[Figure scripts]

((

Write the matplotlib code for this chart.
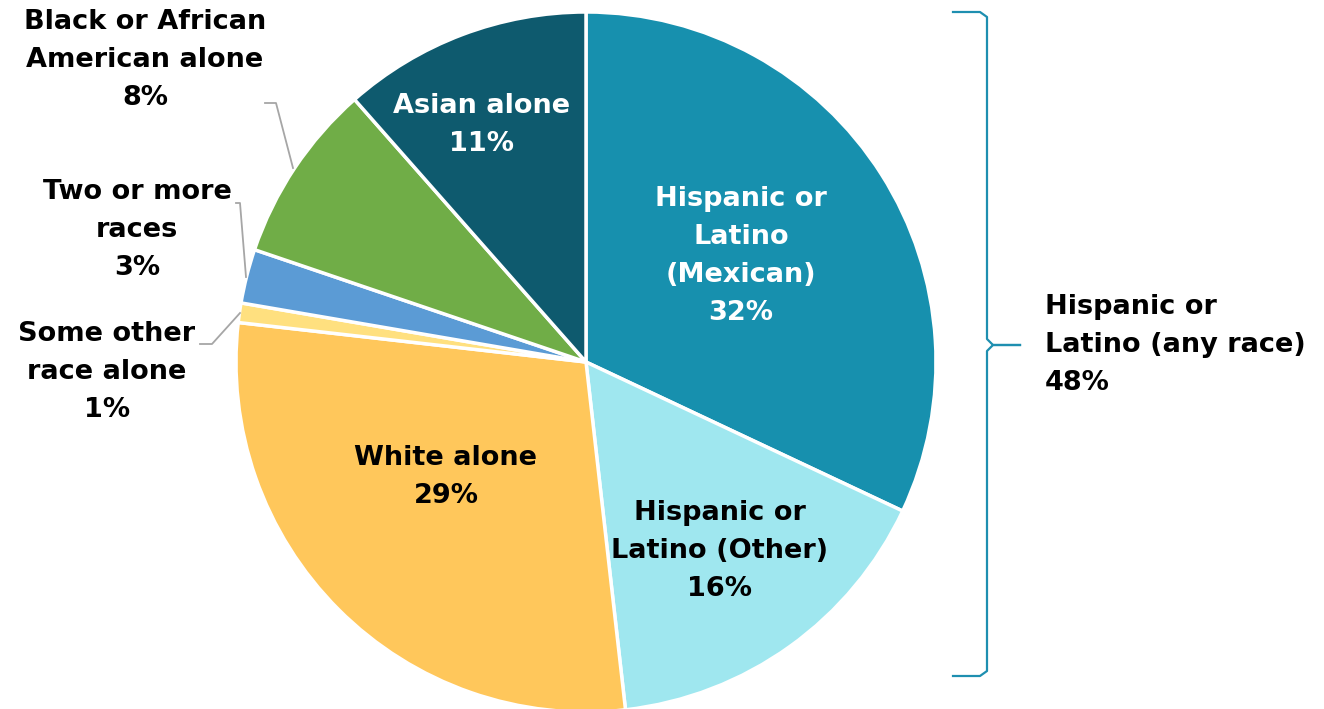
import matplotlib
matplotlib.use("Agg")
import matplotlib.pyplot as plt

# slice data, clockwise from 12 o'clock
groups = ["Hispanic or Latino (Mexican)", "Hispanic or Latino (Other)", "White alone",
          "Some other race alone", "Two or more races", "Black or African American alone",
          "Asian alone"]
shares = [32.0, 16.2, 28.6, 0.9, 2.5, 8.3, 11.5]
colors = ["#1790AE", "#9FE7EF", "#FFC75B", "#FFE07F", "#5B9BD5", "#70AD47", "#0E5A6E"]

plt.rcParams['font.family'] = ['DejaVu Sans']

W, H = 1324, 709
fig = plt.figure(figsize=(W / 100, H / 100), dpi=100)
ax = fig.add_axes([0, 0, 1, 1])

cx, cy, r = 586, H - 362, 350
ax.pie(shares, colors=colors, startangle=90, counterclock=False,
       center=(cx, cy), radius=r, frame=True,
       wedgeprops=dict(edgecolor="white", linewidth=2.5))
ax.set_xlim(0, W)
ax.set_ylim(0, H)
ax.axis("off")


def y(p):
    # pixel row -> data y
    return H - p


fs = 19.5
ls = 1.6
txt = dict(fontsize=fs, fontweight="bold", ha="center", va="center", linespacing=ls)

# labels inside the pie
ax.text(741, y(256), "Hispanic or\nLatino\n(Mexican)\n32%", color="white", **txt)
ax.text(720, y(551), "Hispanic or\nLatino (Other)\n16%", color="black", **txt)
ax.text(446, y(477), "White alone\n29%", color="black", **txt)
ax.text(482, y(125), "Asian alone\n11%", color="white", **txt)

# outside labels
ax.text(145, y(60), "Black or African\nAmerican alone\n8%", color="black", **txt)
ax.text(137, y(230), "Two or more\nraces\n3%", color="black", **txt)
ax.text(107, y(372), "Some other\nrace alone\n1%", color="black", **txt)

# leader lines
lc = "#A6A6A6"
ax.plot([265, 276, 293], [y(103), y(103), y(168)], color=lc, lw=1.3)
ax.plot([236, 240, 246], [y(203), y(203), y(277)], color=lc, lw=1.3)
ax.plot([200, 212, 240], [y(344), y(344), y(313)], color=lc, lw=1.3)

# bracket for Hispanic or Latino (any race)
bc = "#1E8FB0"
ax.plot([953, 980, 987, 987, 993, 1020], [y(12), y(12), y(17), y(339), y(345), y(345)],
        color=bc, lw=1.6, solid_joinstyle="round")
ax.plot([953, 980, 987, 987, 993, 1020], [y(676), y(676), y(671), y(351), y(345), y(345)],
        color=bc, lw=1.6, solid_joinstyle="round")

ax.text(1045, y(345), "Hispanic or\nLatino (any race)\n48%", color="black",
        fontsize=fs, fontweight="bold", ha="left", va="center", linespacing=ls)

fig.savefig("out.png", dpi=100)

))
((

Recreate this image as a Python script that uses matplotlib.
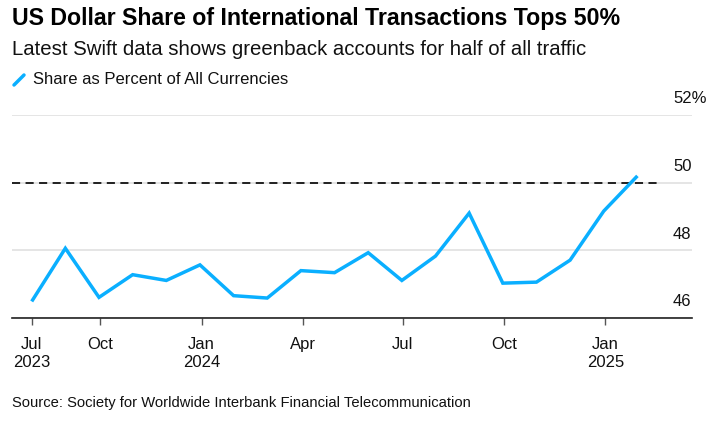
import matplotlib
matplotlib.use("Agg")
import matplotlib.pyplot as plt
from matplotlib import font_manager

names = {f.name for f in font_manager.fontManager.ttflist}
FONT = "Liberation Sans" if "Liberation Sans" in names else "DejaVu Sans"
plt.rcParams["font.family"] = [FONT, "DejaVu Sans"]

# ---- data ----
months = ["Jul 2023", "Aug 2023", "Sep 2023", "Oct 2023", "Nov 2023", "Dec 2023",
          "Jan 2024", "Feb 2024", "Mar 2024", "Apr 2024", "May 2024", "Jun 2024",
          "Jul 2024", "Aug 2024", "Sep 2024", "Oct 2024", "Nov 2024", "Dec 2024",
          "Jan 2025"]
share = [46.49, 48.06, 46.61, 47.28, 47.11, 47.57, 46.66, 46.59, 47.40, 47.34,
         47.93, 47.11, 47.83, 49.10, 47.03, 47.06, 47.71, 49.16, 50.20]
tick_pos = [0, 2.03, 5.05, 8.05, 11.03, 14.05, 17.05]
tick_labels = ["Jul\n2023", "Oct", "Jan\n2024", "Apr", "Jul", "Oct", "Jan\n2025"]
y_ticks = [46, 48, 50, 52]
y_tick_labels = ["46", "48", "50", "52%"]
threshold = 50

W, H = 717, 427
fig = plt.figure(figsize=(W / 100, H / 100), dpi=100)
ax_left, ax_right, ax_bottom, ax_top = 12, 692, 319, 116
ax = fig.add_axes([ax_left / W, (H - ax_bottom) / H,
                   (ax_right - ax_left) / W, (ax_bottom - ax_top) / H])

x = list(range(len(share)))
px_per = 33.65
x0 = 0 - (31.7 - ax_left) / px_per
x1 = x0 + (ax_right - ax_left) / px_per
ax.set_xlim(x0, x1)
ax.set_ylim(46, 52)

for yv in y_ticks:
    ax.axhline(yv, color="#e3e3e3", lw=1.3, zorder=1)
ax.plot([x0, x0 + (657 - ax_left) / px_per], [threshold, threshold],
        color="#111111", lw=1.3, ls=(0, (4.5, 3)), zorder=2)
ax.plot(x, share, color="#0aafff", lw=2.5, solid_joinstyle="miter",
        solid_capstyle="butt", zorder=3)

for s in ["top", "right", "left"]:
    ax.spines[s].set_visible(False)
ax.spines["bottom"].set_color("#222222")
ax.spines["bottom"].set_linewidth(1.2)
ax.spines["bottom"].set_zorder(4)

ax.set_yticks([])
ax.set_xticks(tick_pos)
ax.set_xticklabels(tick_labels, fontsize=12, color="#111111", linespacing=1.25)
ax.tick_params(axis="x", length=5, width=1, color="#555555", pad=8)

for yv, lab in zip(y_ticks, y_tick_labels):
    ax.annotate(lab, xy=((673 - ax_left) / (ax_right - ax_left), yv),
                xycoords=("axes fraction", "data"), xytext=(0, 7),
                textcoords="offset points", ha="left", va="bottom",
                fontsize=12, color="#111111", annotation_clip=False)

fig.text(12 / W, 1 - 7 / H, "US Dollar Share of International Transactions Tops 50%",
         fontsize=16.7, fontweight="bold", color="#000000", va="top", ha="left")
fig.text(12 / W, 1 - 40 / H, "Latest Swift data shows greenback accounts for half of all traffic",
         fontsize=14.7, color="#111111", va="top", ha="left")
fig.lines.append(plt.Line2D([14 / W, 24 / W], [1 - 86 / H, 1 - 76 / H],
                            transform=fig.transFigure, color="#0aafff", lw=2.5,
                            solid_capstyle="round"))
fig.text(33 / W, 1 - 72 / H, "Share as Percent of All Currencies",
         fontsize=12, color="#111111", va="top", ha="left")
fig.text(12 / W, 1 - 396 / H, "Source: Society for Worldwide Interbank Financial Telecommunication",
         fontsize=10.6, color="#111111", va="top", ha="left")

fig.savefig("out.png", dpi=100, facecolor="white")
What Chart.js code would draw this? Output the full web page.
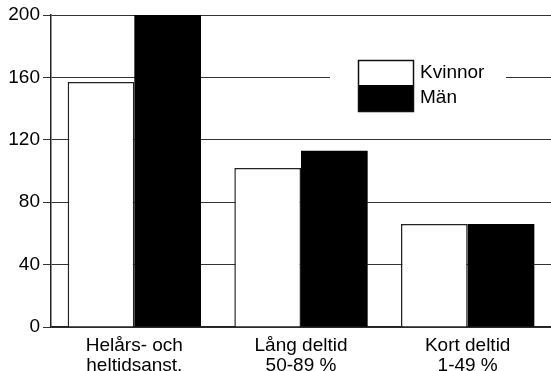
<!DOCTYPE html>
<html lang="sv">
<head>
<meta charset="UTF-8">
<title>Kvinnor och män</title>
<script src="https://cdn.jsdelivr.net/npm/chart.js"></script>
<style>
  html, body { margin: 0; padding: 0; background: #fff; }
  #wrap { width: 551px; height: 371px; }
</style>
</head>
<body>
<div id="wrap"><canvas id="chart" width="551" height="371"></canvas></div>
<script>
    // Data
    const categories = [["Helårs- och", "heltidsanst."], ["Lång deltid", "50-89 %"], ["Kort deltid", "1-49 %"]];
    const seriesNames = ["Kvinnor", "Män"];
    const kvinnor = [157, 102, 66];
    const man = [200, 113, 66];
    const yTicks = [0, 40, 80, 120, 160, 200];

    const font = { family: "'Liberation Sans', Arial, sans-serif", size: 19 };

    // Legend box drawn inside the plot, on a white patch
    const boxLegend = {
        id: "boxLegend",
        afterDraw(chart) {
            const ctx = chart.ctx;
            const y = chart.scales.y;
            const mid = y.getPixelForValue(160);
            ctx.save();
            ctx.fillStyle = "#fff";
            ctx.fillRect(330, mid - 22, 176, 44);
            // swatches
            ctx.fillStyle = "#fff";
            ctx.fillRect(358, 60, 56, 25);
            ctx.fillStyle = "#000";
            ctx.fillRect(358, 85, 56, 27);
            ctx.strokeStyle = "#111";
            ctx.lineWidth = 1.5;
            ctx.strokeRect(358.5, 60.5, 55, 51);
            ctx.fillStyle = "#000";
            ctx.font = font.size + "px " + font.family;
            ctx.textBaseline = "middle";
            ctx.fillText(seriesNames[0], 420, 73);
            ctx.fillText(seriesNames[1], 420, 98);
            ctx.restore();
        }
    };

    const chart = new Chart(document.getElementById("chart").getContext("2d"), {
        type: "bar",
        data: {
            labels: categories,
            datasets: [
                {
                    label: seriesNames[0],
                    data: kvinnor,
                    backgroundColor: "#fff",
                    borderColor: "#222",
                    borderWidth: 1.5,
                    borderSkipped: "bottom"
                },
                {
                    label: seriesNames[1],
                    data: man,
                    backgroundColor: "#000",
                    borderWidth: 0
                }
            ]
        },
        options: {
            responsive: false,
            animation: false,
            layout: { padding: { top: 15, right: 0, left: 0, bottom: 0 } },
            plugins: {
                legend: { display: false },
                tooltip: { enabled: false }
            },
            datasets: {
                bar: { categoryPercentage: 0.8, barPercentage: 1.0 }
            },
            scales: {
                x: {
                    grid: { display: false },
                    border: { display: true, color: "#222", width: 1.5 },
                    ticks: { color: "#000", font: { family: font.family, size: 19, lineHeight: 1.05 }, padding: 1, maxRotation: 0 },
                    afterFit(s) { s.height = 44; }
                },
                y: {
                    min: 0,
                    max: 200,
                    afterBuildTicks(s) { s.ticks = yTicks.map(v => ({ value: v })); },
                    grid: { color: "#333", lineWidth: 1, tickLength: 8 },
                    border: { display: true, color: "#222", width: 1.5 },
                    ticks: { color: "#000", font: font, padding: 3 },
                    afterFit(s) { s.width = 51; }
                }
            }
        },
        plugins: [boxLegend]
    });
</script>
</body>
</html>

))

— Your instructions —
Begin at the line containing "Recreate this image", end at the line containing "from matplotlib import font_manager", and copy those lines word for word, both included. Skip pictures.

— Solution for this task —
Recreate this image as a Python script that uses matplotlib.
import matplotlib
matplotlib.use("Agg")
import matplotlib.pyplot as plt
from matplotlib import font_manager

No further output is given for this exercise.